Em quarto lugar, o financiamento público de campanha.A incidência do poder econômico sobre as definições políticas passa, com certeza, pelo mecanismo que define uma relação entre interesses econômicos diretos e o financiamento de campanha. Mesmo de um ponto de vista que supervalorize a visão de voto como uma expressão dos direitos cidadãos, quando se pensa em uma visão liberal de filosofia do direito, de que o voto é a representação máxima, a expressão máxima do direito de cidadania, pode se perguntar: empresas e instituições privadas são cidadãos? No sistema atual, empresas e instituições privadas influenciam decisivamente o resultado das eleições através do financiamento de seus candidatos.
Nesse sentido, é importante inclusive trazer este tema aos debatedores políticos do momento, sobre o sentido republicano de um sistema eleitoral em que os principais eleitores são as empresas.
Existem vários outros fatores que ainda mereceriam ser discutidos no sentido de democratizar o sistema político, fortalecendo mecanismos de controle e redução da mercantilização da representação política. Mecanismos como limitação dos mandatos parlamentares (permitindo no máximo uma reeleição); redução dos salários e verbas destinados aos parlamentares; fim da reeleição para cargos majoritários; instituição de um sistema unicameral (extinção do senado) etc.
A reforma política coloca um desafio central para o movimento de mulheres. Esse desafio é de que o debate não seja apenas o debate da ocupação do espaço.
É fundamental que a bandeira da participação política das mulheres, que a ampliação da presença das mulheres nos espaços de poder não seja esvaziada do sentido de mudança. Sempre me questiono quais são os motivos que levam a que essa bandeira seja às vezes popular entre sujeitos políticos ou instituições muito pouco comprometidas com a construção da igualdade real, econômica, política e social.
Não podemos nos pautar por uma mera disputa de espaço, sem plataforma programática. Uma disputa de espaço numa perspectiva feminista de transformação, coloca-se necessariamente de uma perspectiva socialista, para que essa transformação seja também das relações sociais de dominação em seu âmbito mais amplo. Deve expressar mudanças das relações sociais de sexo, das organizações de classe da sociedade e da discriminação étnico-racial.
A participação das mulheres não pode estar desvinculada de uma plataforma feminista, principalmente neste momento em que até mesmo os direitos já conquistados são atacados, em que a noção de autonomia efetiva das mulheres é questionada a todo momento; em que o processo de mercantilização das mulheres ameaça tornar-se cada vez mais absoluto.

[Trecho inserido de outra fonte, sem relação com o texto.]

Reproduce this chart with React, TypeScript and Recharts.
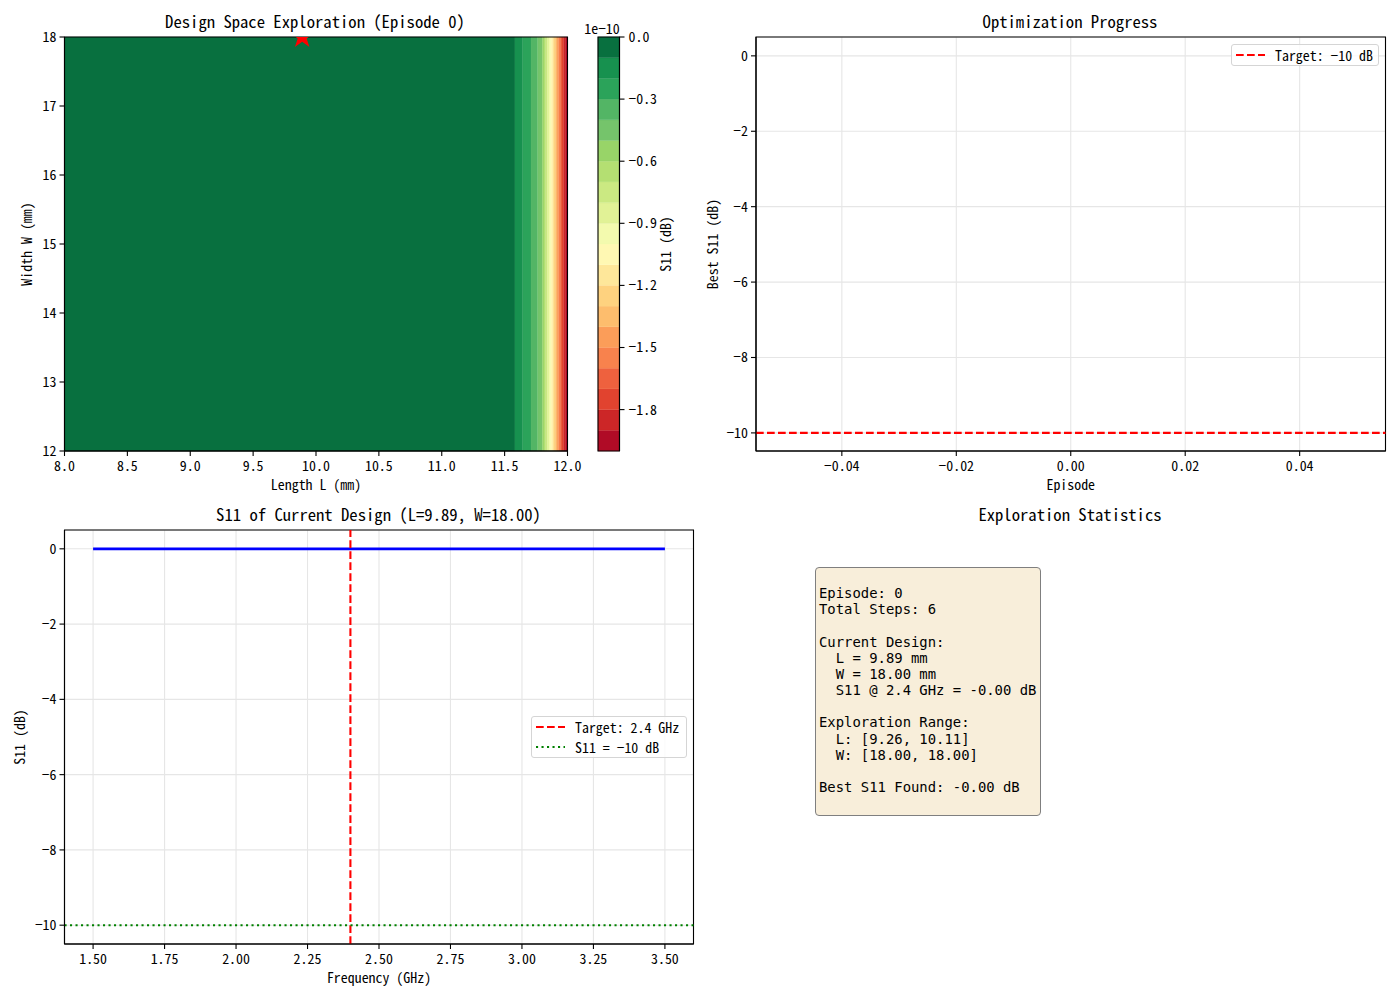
import {
  ComposedChart,
  CartesianGrid,
  Legend,
  Line,
  ReferenceArea,
  ReferenceLine,
  Scatter,
  XAxis,
  YAxis,
  ZAxis,
} from "recharts";

// contour levels, bottom band is -2.0e-10 .. -1.9e-10, top band is -0.1e-10 .. 0
const levels = [
  -2.0, -1.9, -1.8, -1.7, -1.6, -1.5, -1.4, -1.3, -1.2, -1.1, -1.0, -0.9, -0.8,
  -0.7, -0.6, -0.5, -0.4, -0.3, -0.2, -0.1, 0,
];
const levelColors = [
  "#b00b26", "#cc2627", "#e1432f", "#ee613e", "#f8824d", "#fb9d59", "#fdbd6d",
  "#fed27f", "#fee79a", "#fff8b3", "#f3faae", "#e1f296", "#cbe982", "#b4df72",
  "#98d468", "#75c46b", "#53b565", "#2ba35a", "#17914f", "#08703f",
];
// where each contour band ends along L, left to right (top level first)
const contourEdges = [
  8, 11.582, 11.644, 11.71, 11.763, 11.8, 11.813, 11.827, 11.84, 11.853, 11.867,
  11.881, 11.893, 11.905, 11.917, 11.93, 11.943, 11.956, 11.97, 11.985, 12,
];

const currentL = [9.89];
const currentW = [18];

const lengthTicks = [8, 8.5, 9, 9.5, 10, 10.5, 11, 11.5, 12];
const widthTicks = [12, 13, 14, 15, 16, 17, 18];
const colorbarTicks = [0, -0.3, -0.6, -0.9, -1.2, -1.5, -1.8];
const colorbarSpan = [0, 1];
const episodeTicks = [-0.04, -0.02, 0, 0.02, 0.04];
const s11Ticks = [0, -2, -4, -6, -8, -10];
const freqTicks = [1.5, 1.75, 2, 2.25, 2.5, 2.75, 3, 3.25, 3.5];

const targetEpisodes = [-0.055, 0.055];
const targetValues = [-10, -10];

const frequencies = [1.5, 2, 2.5, 3, 3.5];
const s11Values = [0, 0, 0, 0, 0];

const statsLines = [
  "",
  "Episode: 0",
  "Total Steps: 6",
  "",
  "Current Design:",
  "  L = 9.89 mm",
  "  W = 18.00 mm",
  "  S11 @ 2.4 GHz = -0.00 dB",
  "",
  "Exploration Range:",
  "  L: [9.26, 10.11]",
  "  W: [18.00, 18.00]",
  "",
  "Best S11 Found: -0.00 dB",
  "",
];

const FONT = '"Noto Sans Mono CJK SC", "Noto Sans Mono CJK JP", "Liberation Mono", monospace';
const GRID = "#e6e6e6";
const tickStyle = { fill: "#000", fontSize: 13.9, fontFamily: FONT };
const labelStyle = { fill: "#000", fontSize: 13.9, fontFamily: FONT, textAnchor: "middle" as const };
const axisStroke = { stroke: "#000", strokeWidth: 1.1 };

const fmt = (digits: number) => (v: number) => v.toFixed(digits).replace("-", "\u2212");

function Caption({ x, y, text, size = 16.67 }: { x: number; y: number; text: string; size?: number }) {
  return (
    <div
      style={{
        position: "absolute",
        left: x,
        top: y,
        transform: "translate(-50%, -50%)",
        fontFamily: FONT,
        fontSize: size,
        whiteSpace: "pre",
        color: "#000",
      }}
    >
      {text}
    </div>
  );
}

type Entry = { label: string; color: string; dash: string };

function LegendBox({ entries, width }: { entries: Entry[]; width: number }) {
  return (
    <div
      style={{
        width,
        boxSizing: "border-box",
        background: "rgba(255,255,255,0.8)",
        border: "1px solid #d5d5d5",
        borderRadius: 3,
        paddingLeft: 4,
        fontFamily: FONT,
        fontSize: 13.9,
        lineHeight: "20px",
        color: "#000",
      }}
    >
      {entries.map((e) => (
        <div key={e.label} style={{ display: "flex", alignItems: "center", height: 20 }}>
          <svg width={30} height={6} style={{ marginRight: 9 }}>
            <line x1={0} y1={3} x2={29} y2={3} stroke={e.color} strokeWidth={2.1} strokeDasharray={e.dash} />
          </svg>
          <span>{e.label}</span>
        </div>
      ))}
    </div>
  );
}

function ContourPanel() {
  const point = currentL.map((l, i) => ({ l, w: currentW[i] }));
  return (
    <div style={{ position: "absolute", left: 0, top: 0 }}>
      <ComposedChart width={590} height={500} data={point} margin={{ top: 37, right: 22.5, bottom: 0, left: 0 }}>
        <XAxis
          type="number"
          dataKey="l"
          domain={[8, 12]}
          ticks={lengthTicks}
          interval={0}
          allowDataOverflow
          height={49}
          tickSize={5}
          tickMargin={5}
          tick={tickStyle}
          axisLine={axisStroke}
          tickLine={axisStroke}
          tickFormatter={fmt(1)}
          label={{ value: "Length L (mm)", position: "insideBottom", offset: 10, style: labelStyle }}
        />
        <YAxis
          type="number"
          dataKey="w"
          domain={[12, 18]}
          ticks={widthTicks}
          interval={0}
          allowDataOverflow
          width={64.5}
          tickSize={5}
          tickMargin={3}
          tick={tickStyle}
          axisLine={axisStroke}
          tickLine={axisStroke}
          label={{ value: "Width W (mm)", angle: -90, position: "insideLeft", offset: 27, style: labelStyle }}
        />
        <ZAxis range={[170, 170]} />
        {levelColors
          .slice()
          .reverse()
          .map((color, i) => (
            <ReferenceArea
              key={color}
              x1={contourEdges[i]}
              x2={contourEdges[i + 1]}
              y1={12}
              y2={18}
              fill={color}
              fillOpacity={1}
              stroke={color}
              strokeWidth={0.3}
            />
          ))}
        <ReferenceArea x1={8} x2={12} y1={12} y2={18} fill="none" stroke="#000" strokeWidth={1.1} />
        <Scatter dataKey="w" shape="star" fill="#ff0000" isAnimationActive={false} />
      </ComposedChart>
    </div>
  );
}

function Colorbar() {
  const rows = colorbarSpan.map((span) => ({ span, level: levels[levels.length - 1] }));
  return (
    <div style={{ position: "absolute", left: 570, top: 0 }}>
      <ComposedChart width={130} height={500} data={rows} margin={{ top: 37, right: 0, bottom: 49, left: 28 }}>
        <XAxis type="number" dataKey="span" domain={[0, 1]} hide />
        <YAxis
          type="number"
          dataKey="level"
          orientation="right"
          domain={[-2, 0]}
          ticks={colorbarTicks}
          interval={0}
          width={80.5}
          tickSize={5}
          tickMargin={4}
          tick={tickStyle}
          axisLine={axisStroke}
          tickLine={axisStroke}
          tickFormatter={fmt(1)}
          label={{ value: "S11 (dB)", angle: -90, position: "insideLeft", offset: 47, style: labelStyle }}
        />
        {levelColors.map((color, i) => (
          <ReferenceArea
            key={color}
            x1={0}
            x2={1}
            y1={levels[i]}
            y2={levels[i + 1]}
            fill={color}
            fillOpacity={1}
            stroke={color}
            strokeWidth={0.3}
          />
        ))}
        <ReferenceArea x1={0} x2={1} y1={-2} y2={0} fill="none" stroke="#000" strokeWidth={1.1} />
        <Line dataKey="level" stroke="none" dot={false} isAnimationActive={false} />
      </ComposedChart>
    </div>
  );
}

function ProgressPanel() {
  const rows = targetEpisodes.map((episode, i) => ({ episode, target: targetValues[i] }));
  return (
    <div style={{ position: "absolute", left: 700, top: 0 }}>
      <ComposedChart width={690} height={500} data={rows} margin={{ top: 37, right: 4.5, bottom: 0, left: 0 }}>
        <CartesianGrid stroke={GRID} strokeWidth={1.1} />
        <XAxis
          type="number"
          dataKey="episode"
          domain={[-0.055, 0.055]}
          ticks={episodeTicks}
          interval={0}
          height={49}
          tickSize={5}
          tickMargin={5}
          tick={tickStyle}
          axisLine={axisStroke}
          tickLine={axisStroke}
          tickFormatter={fmt(2)}
          label={{ value: "Episode", position: "insideBottom", offset: 10, style: labelStyle }}
        />
        <YAxis
          type="number"
          domain={[-10.48, 0.5]}
          ticks={s11Ticks}
          interval={0}
          width={56}
          tickSize={5}
          tickMargin={3}
          tick={tickStyle}
          axisLine={axisStroke}
          tickLine={axisStroke}
          tickFormatter={fmt(0)}
          label={{ value: "Best S11 (dB)", angle: -90, position: "insideLeft", offset: 13, style: labelStyle }}
        />
        <ReferenceArea x1={-0.055} x2={0.055} y1={-10.48} y2={0.5} fill="none" stroke="#000" strokeWidth={1.1} />
        <Line
          dataKey="target"
          stroke="#ff0000"
          strokeWidth={2.1}
          strokeDasharray="7.7 3.3"
          dot={false}
          isAnimationActive={false}
        />
        <Legend
          layout="horizontal"
          align="center"
          verticalAlign="middle"
          wrapperStyle={{ left: 531, top: 44, width: 148 }}
          content={() => (
            <LegendBox width={148} entries={[{ label: "Target: \u221210 dB", color: "#ff0000", dash: "7.7 3.3" }]} />
          )}
        />
      </ComposedChart>
    </div>
  );
}

function CurrentDesignPanel() {
  const rows = frequencies.map((freq, i) => ({ freq, s11: s11Values[i] }));
  return (
    <div style={{ position: "absolute", left: 0, top: 500 }}>
      <ComposedChart width={696} height={493} data={rows} margin={{ top: 30, right: 2.5, bottom: 0, left: 0 }}>
        <CartesianGrid stroke={GRID} strokeWidth={1.1} />
        <XAxis
          type="number"
          dataKey="freq"
          domain={[1.4, 3.6]}
          ticks={freqTicks}
          interval={0}
          height={49}
          tickSize={5}
          tickMargin={5}
          tick={tickStyle}
          axisLine={axisStroke}
          tickLine={axisStroke}
          tickFormatter={fmt(2)}
          label={{ value: "Frequency (GHz)", position: "insideBottom", offset: 10, style: labelStyle }}
        />
        <YAxis
          type="number"
          domain={[-10.5, 0.5]}
          ticks={s11Ticks}
          interval={0}
          width={64.5}
          tickSize={5}
          tickMargin={3}
          tick={tickStyle}
          axisLine={axisStroke}
          tickLine={axisStroke}
          tickFormatter={fmt(0)}
          label={{ value: "S11 (dB)", angle: -90, position: "insideLeft", offset: 20, style: labelStyle }}
        />
        <ReferenceArea x1={1.4} x2={3.6} y1={-10.5} y2={0.5} fill="none" stroke="#000" strokeWidth={1.1} />
        <Line dataKey="s11" stroke="#0000ff" strokeWidth={2.8} dot={false} isAnimationActive={false} />
        <ReferenceLine x={2.4} stroke="#ff0000" strokeWidth={2.1} strokeDasharray="7.7 3.3" />
        <ReferenceLine y={-10} stroke="#008000" strokeWidth={2.1} strokeDasharray="2.1 3.4" />
        <Legend
          layout="horizontal"
          align="center"
          verticalAlign="middle"
          wrapperStyle={{ left: 531, top: 216, width: 156 }}
          content={() => (
            <LegendBox
              width={156}
              entries={[
                { label: "Target: 2.4 GHz", color: "#ff0000", dash: "7.7 3.3" },
                { label: "S11 = \u221210 dB", color: "#008000", dash: "2.1 3.4" },
              ]}
            />
          )}
        />
      </ComposedChart>
    </div>
  );
}

export default function App() {
  return (
    <div style={{ position: "absolute", left: 0, top: 0, width: 1400, height: 1000, background: "#fff", overflow: "hidden" }}>
      <ContourPanel />
      <Colorbar />
      <ProgressPanel />
      <CurrentDesignPanel />
      <Caption x={315} y={21} text="Design Space Exploration (Episode 0)" />
      <Caption x={602} y={27.5} text={"1e\u221210"} size={13.9} />
      <Caption x={1070} y={21} text="Optimization Progress" />
      <Caption x={378.5} y={514} text="S11 of Current Design (L=9.89, W=18.00)" />
      <Caption x={1070} y={514} text="Exploration Statistics" />
      <div
        style={{
          position: "absolute",
          left: 815,
          top: 567,
          width: 226,
          height: 249,
          boxSizing: "border-box",
          background: "#f8eeda",
          border: "1px solid #7f7f7f",
          borderRadius: 4,
          padding: "1px 0 0 3px",
          fontFamily: '"DejaVu Sans Mono", monospace',
          fontSize: 13.9,
          lineHeight: "16.15px",
          whiteSpace: "pre",
          color: "#000",
        }}
      >
        {statsLines.join("\n")}
      </div>
    </div>
  );
}
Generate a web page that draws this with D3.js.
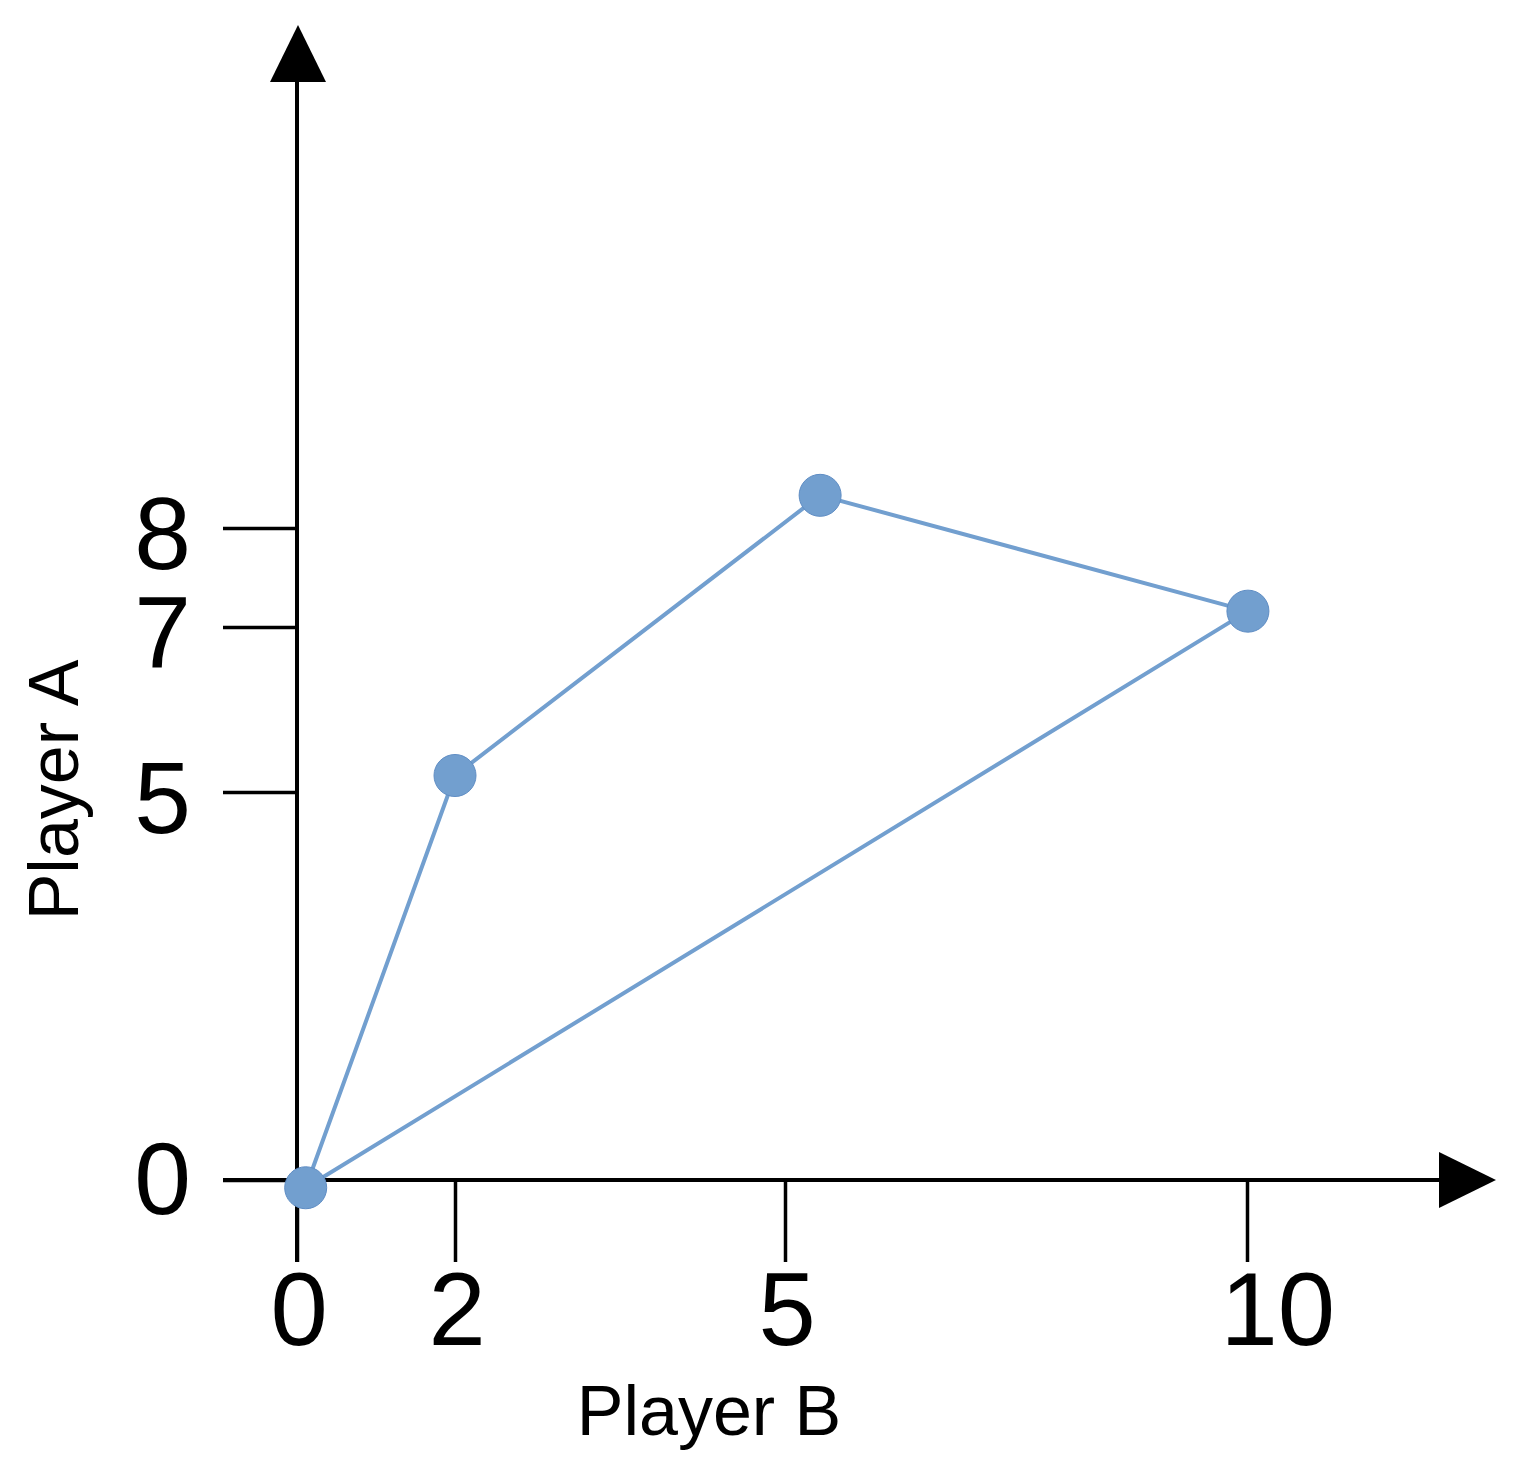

A plataforma feminista torna-se ainda mais importante devido ao fato de que setores conservadores da sociedade se mobilizam contra bandeiras históricas das mulheres nesse momento.
De que nos vale apenas ampliar a presença das mulheres, independente da sua plataforma nos espaços de poder? Ampliaremos, sim, a democracia, mas nos marcos de uma democracia limitada, formal, sem nenhuma perspectiva de transformação efetiva das relações de desigualdade entre mulheres e homens que precisa ser pensada em três sentidos fundamentais (correndo o risco, obviamente, da simplificação ao mencioná-los assim).
Um sentido mais geral, em que a cidadania das mulheres seja vista efetivamente como nosso direito autônomo de ser indivíduos, de ser sujeitos da nossa própria história. Sem cair na armadilha de uma retomada da falsa visão da “natureza feminina” e da tentativa de trazer para os espaços masculinos uma pretensa sensibilidade maior das mulheres.
Em segundo lugar, é preciso pensar a igualdade do ponto de vista das relações sociais e econômicas com propostas voltadas à eliminação da exploração, da brutal desigualdade econômica e de condições sociais que caracteriza a sociedade brasileira. E que alterem a divisão sexual do trabalho, fazendo com que a reprodução do cotidiano, da vida, não seja apenas uma responsabilidade feminina ou apenas subsidiariamente (semanalmente ou quinzenalmente, quem sabe), atribuída aos homens.
Um exemplo concreto, neste momento em que discutimos uma plataforma geral para as mulheres, é pensarmos em direitos específicos. Em um país onde apenas 11% das crianças de zero a três anos, segundo os dados do Ministério da Educação, têm acesso à creche e pré-escola, com certeza as mulheres não têm tempo para participação política. Evidentemente, a existência de um grau elevado de socialização do trabalho doméstico não elimina a necessidade de transformações no interior das relações pessoais, inclusive a divisão igualitária do trabalho doméstico entre mulheres e homens.
O último aspecto é a mudança das condições subjetivas, das relações pessoais entre mulheres e homens que, mesmo na ausência de desigualdade jurídica ou dependência econômica, mantém a maioria das mulheres em situação de subordinação, da qual a violência sexista é o exemplo mais chocante.
A necessidade de uma plataforma feminista mais ampla não pode ser entendida como recusa a estabelecer os objetivos imediatos de nossa proposta para a reforma política em discussão.
Como diriam os Titãs “a gente quer inteiro e não pela metade”.Vamos fazer por onde para conquistar esse inteiro.
(1) Eley, Geoff. Forjando a democracia: a história da esquerda na Europa, 1850-2000. São Paulo, Ed. Fundação Perseu Abramo, 2005.